▸ GIVEN INSTRUCTION:
Show every line below where "this" can be found.

Source data:
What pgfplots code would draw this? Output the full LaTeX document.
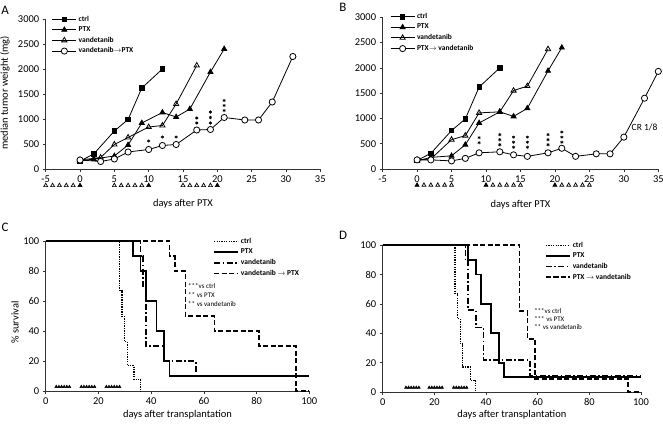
\documentclass[border=0pt]{standalone}
\usepackage{fontspec}
\setmainfont{Carlito}
\usepackage{pgfplots}
\pgfplotsset{compat=1.18}
\pgfplotsset{legend image code/.code={\draw[mark repeat=2,mark phase=2,#1] plot coordinates {(0bp,0bp)(12bp,0bp)(24bp,0bp)};}}
\pgfplotsset{
 panel/.style={scale only axis, anchor=south west, axis lines*=left,
   axis line style={black!80, line width=0.8bp},
   every tick/.style={black!80, line width=0.6bp},
   tick align=outside, major tick length=3bp,
   /pgf/number format/assume math mode=true,
   /pgf/number format/1000 sep={},
   tick label style={font=\fontsize{10.5}{12}\selectfont},
   label style={font=\fontsize{10.5}{12}\selectfont},
   clip=false,
   legend cell align=left,
   legend style={draw=none, fill=none, inner sep=0pt, row sep=0bp, font=\bfseries\fontsize{7.5}{9}\selectfont, anchor=north west},
 },
 ln/.style={black, line width=0.8bp},
 stars/.style={only marks, mark=asterisk, mark size=1.6bp, line width=0.6bp, black, forget plot},
 trt/.style={only marks, black, mark size=2.3bp, line width=0.7bp, forget plot},
 ctrlS/.style={black, line width=1.3bp, dash pattern=on 1.3bp off 1.1bp, const plot},
 ptxS/.style={black, line width=1.7bp, const plot},
 vanS/.style={black, line width=1.7bp, dash pattern=on 6bp off 2.5bp on 1.5bp off 2.5bp, const plot},
 comS/.style={black, line width=1.7bp, dash pattern=on 5bp off 2.5bp, const plot},
}
\begin{document}
\begin{tikzpicture}

% ---------------- Panel A ----------------
\begin{axis}[panel, at={(45.7bp,255bp)}, width=274.6bp, height=150bp,
  xmin=-5, xmax=35, ymin=0, ymax=3000,
  xtick={-5,0,...,35}, ytick={0,500,...,3000},
  xlabel={days after PTX}, ylabel={median tumor weight (mg)},
  xlabel style={at={(axis description cs:0.5,-0.233)}, anchor=center},
  ylabel style={at={(axis description cs:-0.148,0.507)}, anchor=center},
  legend style={at={(axis description cs:0.022,1.035)}}]
\addplot[ln, mark=square*, mark size=2.2bp] coordinates {(0,160)(2,300)(5,760)(7,990)(9,1620)(12,2000)};
\addplot[ln, mark=triangle*, mark size=2.9bp] coordinates {(0,160)(2,200)(5,260)(7,480)(9,920)(12,1130)(14,1040)(16,1200)(19,1940)(21,2400)};
\addplot[ln, mark=triangle, mark size=3bp, mark options={fill=white}] coordinates {(0,180)(3,230)(5,490)(7,630)(10,840)(12,870)(14,1300)(17,2070)};
\addplot[ln, mark=*, mark size=3.1bp, mark options={fill=white}] coordinates {(0,180)(3,150)(5,200)(7,340)(10,390)(12,470)(14,490)(17,780)(19,790)(21,1030)(24,980)(26,980)(28,1340)(31,2250)};
\legend{ctrl, PTX, vandetanib, vandetanib$\rightarrow$PTX}
\addplot[stars] coordinates {(10,560)(12,640)(14,640)(17,920)(17,1020)(19,920)(19,1030)(19,1140)(21,1170)(21,1270)(21,1370)};
\addplot[trt, mark=triangle, mark options={fill=white}] coordinates {(-5,-330)(-4,-330)(-3,-330)(-2,-330)(-1,-330)(5,-330)(6,-330)(7,-330)(8,-330)(9,-330)(15,-330)(16,-330)(17,-330)(18,-330)(19,-330)};
\addplot[trt, mark=triangle*] coordinates {(0,-330)(10,-330)(20,-330)};
\end{axis}

% ---------------- Panel B ----------------
\begin{axis}[panel, at={(382.6bp,255bp)}, width=275.7bp, height=151.7bp,
  xmin=-5, xmax=35, ymin=0, ymax=3000,
  xtick={-5,0,...,35}, ytick={0,500,...,3000},
  xlabel={days after PTX},
  xlabel style={at={(axis description cs:0.5,-0.237)}, anchor=center},
  legend style={at={(axis description cs:0.027,1.04)}}]
\addplot[ln, mark=square*, mark size=2.2bp] coordinates {(0,170)(2,310)(5,760)(7,990)(9,1620)(12,2000)};
\addplot[ln, mark=triangle*, mark size=2.9bp] coordinates {(0,160)(2,230)(5,260)(7,480)(9,910)(12,1130)(14,1040)(16,1200)(19,1940)(21,2400)};
\addplot[ln, mark=triangle, mark size=3bp, mark options={fill=white}] coordinates {(0,180)(2,200)(5,580)(7,660)(9,1110)(12,1130)(14,1550)(16,1640)(19,2370)};
\addplot[ln, mark=*, mark size=3.1bp, mark options={fill=white}] coordinates {(0,180)(2,180)(5,160)(7,210)(9,320)(12,340)(14,280)(16,250)(19,320)(21,410)(23,250)(26,300)(28,300)(30,630)(33,1400)(35,1930)};
\legend{ctrl, PTX, vandetanib, PTX$\rightarrow$ vandetanib}
\addplot[stars] coordinates {(9,520)(9,620)(12,480)(12,580)(12,680)(14,430)(14,530)(14,630)(16,430)(16,530)(16,630)(19,480)(19,580)(19,680)(21,530)(21,630)(21,730)};
\addplot[trt, mark=triangle, mark options={fill=white}] coordinates {(1,-320)(2,-320)(3,-320)(4,-320)(5,-320)(11,-320)(12,-320)(13,-320)(14,-320)(15,-320)(21,-320)(22,-320)(23,-320)(24,-320)(25,-320)};
\addplot[trt, mark=triangle*] coordinates {(0,-320)(10,-320)(20,-320)};
\node[font=\fontsize{9.5}{11}\selectfont, anchor=center] at (axis cs:33,820) {CR 1/8};
\end{axis}

% ---------------- Panel C ----------------
\begin{axis}[panel, at={(45.7bp,32.7bp)}, width=263.6bp, height=150bp,
  xmin=0, xmax=100, ymin=0, ymax=100,
  xtick={0,20,...,100}, ytick={0,20,...,100},
  xlabel={days after transplantation}, ylabel={\% survival},
  xlabel style={at={(axis description cs:0.5,-0.158)}, anchor=center},
  ylabel style={at={(axis description cs:-0.116,0.46)}, anchor=center},
  legend style={at={(axis description cs:0.635,1.035)}}]
\addplot[ctrlS] coordinates {(0,100)(28,67)(29,50)(30,33)(31,17)(33.5,8)(36,0)};
\addplot[ptxS] coordinates {(0,100)(33,90)(36,80)(38,60)(42,40)(45,20)(47,10)(100,10)};
\addplot[vanS] coordinates {(0,100)(36,90)(37,70)(38,30)(45,20)(57,10)(100,10)};
\addplot[comS] coordinates {(0,100)(47,90)(49,80)(53,50)(64,40)(81,30)(95,0)(100,0)};
\legend{ctrl, PTX, vandetanib, vandetanib $\rightarrow$ PTX}
\addplot[trt, mark=triangle*, mark size=1.7bp, line width=0.4bp] coordinates {(4,3)(5,3)(6,3)(7,3)(8,3)(9,3)(13.5,3)(14.5,3)(15.5,3)(16.5,3)(17.5,3)(18.5,3)(23,3)(24,3)(25,3)(26,3)(27,3)(28,3)};
\node[anchor=north west, align=left, inner sep=0pt, font=\fontsize{7}{9}\selectfont] at (axis cs:54,72) {***vs ctrl\\** vs PTX\\** vs vandetanib};
\end{axis}

% ---------------- Panel D ----------------
\begin{axis}[panel, at={(382.7bp,32bp)}, width=258.3bp, height=146.7bp,
  xmin=0, xmax=100, ymin=0, ymax=100,
  xtick={0,20,...,100}, ytick={0,20,...,100},
  xlabel={days after transplantation},
  xlabel style={at={(axis description cs:0.5,-0.157)}, anchor=center},
  legend style={at={(axis description cs:0.628,1.036)}}]
\addplot[ctrlS] coordinates {(0,100)(28,67)(29,50)(30,33)(31,17)(34,8)(36,0)};
\addplot[ptxS] coordinates {(0,100)(33,90)(36,80)(38,60)(42,40)(45,20)(47,10)(100,10)};
\addplot[vanS] coordinates {(0,100)(32,89)(33,56)(36,44)(39,22)(57,11)(100,11)};
\addplot[comS] coordinates {(0,100)(53,55)(56,36)(59,9)(95,0)(100,0)};
\legend{ctrl, PTX, vandetanib, PTX $\rightarrow$ vandetanib}
\addplot[trt, mark=triangle*, mark size=1.7bp, line width=0.4bp] coordinates {(9,3)(10,3)(11,3)(12,3)(13,3)(14,3)(18,3)(19,3)(20,3)(21,3)(22,3)(23,3)(27.5,3)(28.5,3)(29.5,3)(30.5,3)(31.5,3)(32.5,3)};
\node[anchor=north west, align=left, inner sep=0pt, font=\fontsize{7}{7.8}\selectfont] at (axis cs:58.6,57) {***vs ctrl\\*** vs PTX\\** vs vandetanib};
\end{axis}

% panel letters
\node[font=\fontsize{13}{15}\selectfont] at (5bp,414bp) {A};
\node[font=\fontsize{13}{15}\selectfont] at (343bp,417bp) {B};
\node[font=\fontsize{13}{15}\selectfont] at (5bp,197bp) {C};
\node[font=\fontsize{13}{15}\selectfont] at (343bp,189bp) {D};

\pgfresetboundingbox
\path[use as bounding box] (0bp,0bp) rectangle (663bp,424bp);
\end{tikzpicture}
\end{document}
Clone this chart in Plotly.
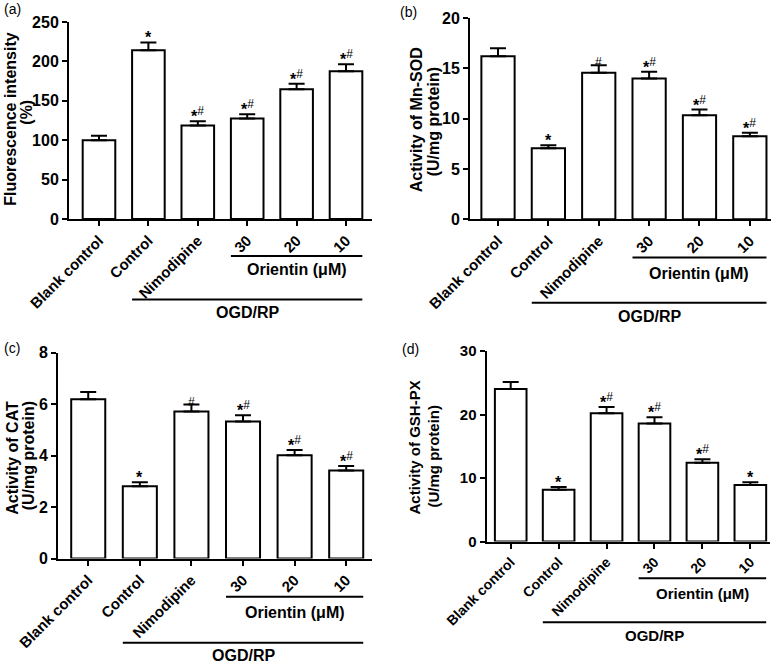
import plotly.graph_objects as go

W, H = 778, 664

categories = ["Blank control", "Control", "Nimodipine", "30", "20", "10"]

# (a) Fluorescence intensity (%)
fluor_mean = [100, 214, 118.5, 127.5, 164.5, 187.5]
fluor_err = [5.5, 10, 5.5, 5.5, 7, 9]
fluor_sig = ["", "*", "*#", "*#", "*#", "*#"]

# (b) Activity of Mn-SOD (U/mg protein)
sod_mean = [16.2, 7.05, 14.55, 14.0, 10.35, 8.25]
sod_err = [0.8, 0.3, 0.75, 0.65, 0.55, 0.35]
sod_sig = ["", "*", "#", "*#", "*#", "*#"]

# (c) Activity of CAT (U/mg protein)
cat_mean = [6.18, 2.81, 5.71, 5.32, 4.01, 3.42]
cat_err = [0.29, 0.15, 0.27, 0.24, 0.2, 0.17]
cat_sig = ["", "*", "#", "*#", "*#", "*#"]

# (d) Activity of GSH-PX (U/mg protein)
gsh_mean = [24.0, 8.15, 20.2, 18.6, 12.4, 8.9]
gsh_err = [1.1, 0.45, 1.0, 0.95, 0.55, 0.45]
gsh_sig = ["", "*", "*#", "*#", "*#", "*"]

orientin_label = "Orientin (μM)"
group_label = "OGD/RP"

BAR_W = 0.66
FONT = "Arial, Liberation Sans, Helvetica, sans-serif"

panels = [
    dict(letter="(a)", mean=fluor_mean, err=fluor_err, sig=fluor_sig,
         title=["Fluorescence intensity", "(%)"], ymax=250, dtick=50,
         xpx=(69, 372), ypx=(22, 219), xr=(-0.607, 5.526),
         letter_pos=(12, 9), title_x=(9.7, 26.7), title_y=(119, 112),
         ori_line=256, ori_text=270, ogd_line=299.5, ogd_text=312.5,
         tfs=16, xfs=15),
    dict(letter="(b)", mean=sod_mean, err=sod_err, sig=sod_sig,
         title=["Activity of Mn-SOD", "(U/mg protein)"], ymax=20, dtick=5,
         xpx=(470, 771), ypx=(18, 219.3), xr=(-0.556, 5.42),
         letter_pos=(408, 12), title_x=(416.7, 433.3), title_y=(119.5, 122),
         ori_line=257.5, ori_text=273.5, ogd_line=302.7, ogd_text=317,
         tfs=16, xfs=15),
    dict(letter="(c)", mean=cat_mean, err=cat_err, sig=cat_sig,
         title=["Activity of CAT", "(U/mg protein)"], ymax=8, dtick=2,
         xpx=(58, 372), ypx=(352.5, 558.5), xr=(-0.586, 5.5),
         letter_pos=(12, 348), title_x=(11.7, 28.3), title_y=(458, 456),
         ori_line=596.7, ori_text=612.7, ogd_line=642.7, ogd_text=655.5,
         tfs=16, xfs=15),
    dict(letter="(d)", mean=gsh_mean, err=gsh_err, sig=gsh_sig,
         title=["Activity of GSH-PX", "(U/mg protein)"], ymax=30, dtick=10,
         xpx=(486.5, 770), ypx=(351, 541.5), xr=(-0.505, 5.41),
         letter_pos=(411, 349), title_x=(414, 432.5), title_y=(447.5, 456),
         ori_line=578.3, ori_text=593.5, ogd_line=622.3, ogd_text=635.5,
         tfs=15, xfs=14),
]


def fx(px):
    return px / W


def fy(py):
    return 1 - py / H


fig = go.Figure()
annotations = []
shapes = []

for i, p in enumerate(panels, start=1):
    sfx = "" if i == 1 else str(i)
    xa, ya = "x" + sfx, "y" + sfx
    xs = list(range(len(categories)))
    fig.add_trace(go.Bar(
        x=xs, y=p["mean"], xaxis=xa, yaxis=ya, width=BAR_W,
        marker=dict(color="white", line=dict(color="black", width=2)),
        error_y=dict(type="data", array=p["err"], arrayminus=[0] * len(xs),
                     symmetric=False, color="black", thickness=2, width=8),
        hoverinfo="skip", showlegend=False,
    ))
    fig.layout["xaxis" + sfx] = dict(
        domain=[fx(p["xpx"][0]), fx(p["xpx"][1])], range=list(p["xr"]),
        anchor=ya, tickmode="array", tickvals=xs, ticktext=categories,
        tickangle=-45, ticks="outside", ticklen=5, tickwidth=2, tickcolor="black",
        showline=True, linewidth=2, linecolor="black", showgrid=False,
        zeroline=False, fixedrange=True, automargin=False,
        tickfont=dict(family=FONT, size=p["xfs"], color="black", weight="bold"),
    )
    fig.layout["yaxis" + sfx] = dict(
        domain=[fy(p["ypx"][1]), fy(p["ypx"][0])], range=[0, p["ymax"]],
        anchor=xa, dtick=p["dtick"], tick0=0, ticks="outside", ticklen=5,
        tickwidth=2, tickcolor="black", showline=True, linewidth=2,
        linecolor="black", showgrid=False, zeroline=False, fixedrange=True,
        automargin=False,
        tickfont=dict(family=FONT, size=p["tfs"], color="black", weight="bold"),
    )
    # significance marks
    for j, s in enumerate(p["sig"]):
        if not s:
            continue
        txt = s.replace("*", "<b>*</b>").replace(
            "#", "<sup><span style='font-size:12px'>#</span></sup>")
        annotations.append(dict(
            x=j, y=p["mean"][j] + p["err"][j], xref=xa, yref=ya,
            text=txt, showarrow=False, yanchor="bottom", xanchor="center",
            yshift=-6, font=dict(family=FONT, size=16, color="black"),
        ))
    # panel letter
    annotations.append(dict(
        x=fx(p["letter_pos"][0]), y=fy(p["letter_pos"][1]), xref="paper",
        yref="paper", text=p["letter"], showarrow=False, xanchor="center",
        yanchor="middle", font=dict(family=FONT, size=14, color="black"),
    ))
    # y titles (two lines)
    for k in range(2):
        annotations.append(dict(
            x=fx(p["title_x"][k]), y=fy(p["title_y"][k]), xref="paper",
            yref="paper", text="<b>" + p["title"][k] + "</b>", textangle=-90,
            showarrow=False, xanchor="center", yanchor="middle",
            font=dict(family=FONT, size=p["tfs"], color="black"),
        ))
    # group lines and labels
    shapes.append(dict(type="line", xref=xa, yref="paper",
                       x0=3 - BAR_W / 2, x1=5 + BAR_W / 2,
                       y0=fy(p["ori_line"]), y1=fy(p["ori_line"]),
                       line=dict(color="black", width=2)))
    shapes.append(dict(type="line", xref=xa, yref="paper",
                       x0=1 - BAR_W / 2, x1=5 + BAR_W / 2,
                       y0=fy(p["ogd_line"]), y1=fy(p["ogd_line"]),
                       line=dict(color="black", width=2)))
    annotations.append(dict(
        x=4, y=fy(p["ori_text"]), xref=xa, yref="paper",
        text="<b>" + orientin_label + "</b>", showarrow=False,
        xanchor="center", yanchor="middle",
        font=dict(family=FONT, size=p["tfs"], color="black"),
    ))
    annotations.append(dict(
        x=3, y=fy(p["ogd_text"]), xref=xa, yref="paper",
        text="<b>" + group_label + "</b>", showarrow=False,
        xanchor="center", yanchor="middle",
        font=dict(family=FONT, size=p["tfs"], color="black"),
    ))

fig.update_layout(
    width=W, height=H,
    margin=dict(l=0, r=0, t=0, b=0, pad=0, autoexpand=False),
    paper_bgcolor="white", plot_bgcolor="white", showlegend=False,
    annotations=annotations, shapes=shapes, bargap=0.3,
    font=dict(family=FONT, color="black"),
)

fig.write_html(
    "out.html",
    config={"displayModeBar": False, "staticPlot": True},
    post_script="document.body.style.margin='0';document.body.style.overflow='hidden';",
)
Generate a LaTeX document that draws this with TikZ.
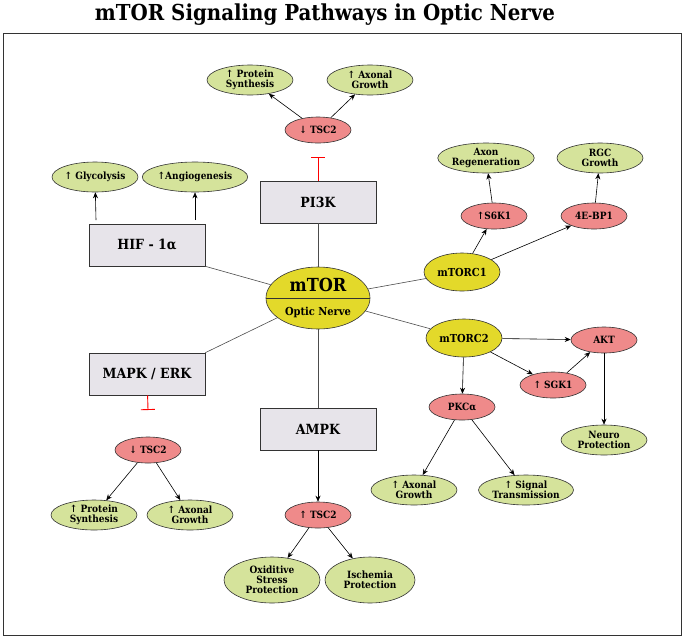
\documentclass[tikz,border=0pt]{standalone}
\usepackage{fontspec}
\setmainfont{DejaVu Serif Condensed}
\usetikzlibrary{arrows.meta,shapes.geometric}
\definecolor{gfill}{HTML}{D5E39B}
\definecolor{rfill}{HTML}{EF8A8A}
\definecolor{yfill}{HTML}{E3D92A}
\definecolor{bfill}{HTML}{E7E4EA}
\begin{document}
\begin{tikzpicture}[x=1pt,y=-1pt,
 base/.style={draw=black!80,line width=0.6pt,font=\bfseries\fontsize{10}{10}\selectfont,align=center,inner sep=0pt},
 g/.style={base,ellipse,fill=gfill,minimum width=86pt,minimum height=30pt},
 r/.style={base,ellipse,fill=rfill,minimum width=66pt,minimum height=26pt},
 yel/.style={base,ellipse,fill=yfill,minimum width=76pt,minimum height=38pt,font=\bfseries\fontsize{11}{11}\selectfont},
 bx/.style={base,rectangle,fill=bfill,minimum width=116pt,minimum height=42pt,font=\bfseries\fontsize{14}{14}\selectfont},
 ar/.style={-{Stealth[length=6pt,width=5pt]},line width=0.6pt},
 ln/.style={line width=0.6pt,black!70},
 inh/.style={-{Bar[width=14pt]},red,line width=0.9pt}]
\useasboundingbox (0,0) rectangle (685,638);
\node[font=\bfseries\fontsize{22}{22}\selectfont] (title) at (325,15) {mTOR Signaling Pathways in Optic Nerve};
\draw[black!80,line width=0.8pt] (3,33) rectangle (681,635);
% boxes
\node[bx] (pi3k) at (318,202) {PI3K};
\node[bx] (hif) at (147,245) {HIF - 1α};
\node[bx] (mapk) at (147,374) {MAPK / ERK};
\node[bx] (ampk) at (318,429) {AMPK};
% mTOR
\node[base,ellipse,fill=yfill,minimum width=104pt,minimum height=62pt] (mtor) at (318,298) {};
\draw[line width=0.6pt,black!80] (mtor.west) -- (mtor.east);
\node[font=\bfseries\fontsize{18}{18}\selectfont] (mt) at (318,285) {mTOR};
\node[font=\bfseries\fontsize{11}{11}\selectfont] (on) at (318,312) {Optic Nerve};
\draw[ln] (mtor) -- (pi3k);
\draw[ln] (mtor) -- (ampk);
\draw[ln] (mtor) -- (hif.south east);
\draw[ln] (mtor) -- (mapk.north east);
% top
\node[r] (tsc1) at (318,130) {↓ TSC2};
\node[g] (ps1) at (250,80) {↑ Protein\\Synthesis};
\node[g] (ag1) at (370,80) {↑ Axonal\\Growth};
\coordinate (b1) at (318,157);
\draw[inh] (pi3k) -- (b1);
\draw[ar] (tsc1) -- (ps1);
\draw[ar] (tsc1) -- (ag1);
% HIF
\node[g] (gly) at (95,177) {↑ Glycolysis};
\node[g] (ang) at (195,177) {↑Angiogenesis};
\draw[ar] (96,220) -- (gly);
\draw[ar] (195,220) -- (ang);
% mTORC1
\node[yel] (c1) at (462,272) {mTORC1};
\node[r] (s6k) at (494,216) {↑S6K1};
\node[r] (ebp) at (594,216) {4E-BP1};
\node[g] (axr) at (486,158) {Axon\\Regeneration};
\node[g] (rgc) at (600,158) {RGC\\Growth};
\draw[ln] (mtor) -- (c1);
\draw[ar] (c1) -- (s6k);
\draw[ar] (c1) -- (ebp);
\draw[ar] (s6k) -- (axr);
\draw[ar] (ebp) -- (rgc);
% mTORC2
\node[yel] (c2) at (464,338) {mTORC2};
\node[r] (akt) at (604,340) {AKT};
\node[r] (sgk) at (553,385) {↑ SGK1};
\node[r] (pkc) at (462,407) {PKCα};
\node[g] (np) at (604,440) {Neuro\\Protection};
\node[g] (ag2) at (414,490) {↑ Axonal\\Growth};
\node[g] (st) at (526,490) {↑ Signal\\Transmission};
\draw[ln] (mtor) -- (c2);
\draw[ar] (c2) -- (akt);
\draw[ar] (c2) -- (sgk);
\draw[ar] (c2) -- (pkc);
\draw[ar] (sgk) -- (akt);
\draw[ar] (akt) -- (np);
\draw[ar] (pkc) -- (ag2);
\draw[ar] (pkc) -- (st);
% MAPK
\node[r] (tsc2) at (148,450) {↓ TSC2};
\node[g] (ps2) at (94,515) {↑ Protein\\Synthesis};
\node[g] (ag3) at (190,515) {↑ Axonal\\Growth};
\coordinate (b2) at (148,410);
\draw[inh] (mapk) -- (b2);
\draw[ar] (tsc2) -- (ps2);
\draw[ar] (tsc2) -- (ag3);
% AMPK
\node[r] (tsc3) at (318,515) {↑ TSC2};
\node[g,minimum width=96pt,minimum height=46pt] (osp) at (272,580) {Oxiditive\\Stress\\Protection};
\node[g,minimum width=90pt,minimum height=46pt] (isp) at (370,580) {Ischemia\\Protection};
\draw[ar] (ampk) -- (tsc3);
\draw[ar] (tsc3) -- (osp);
\draw[ar] (tsc3) -- (isp);
\end{tikzpicture}
\end{document}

▸ EXPECTED ANSWER:
What pgfplots code would draw this? Output the full LaTeX document.
Clone this chart in Plotly.
Generate a LaTeX document that draws this with TikZ.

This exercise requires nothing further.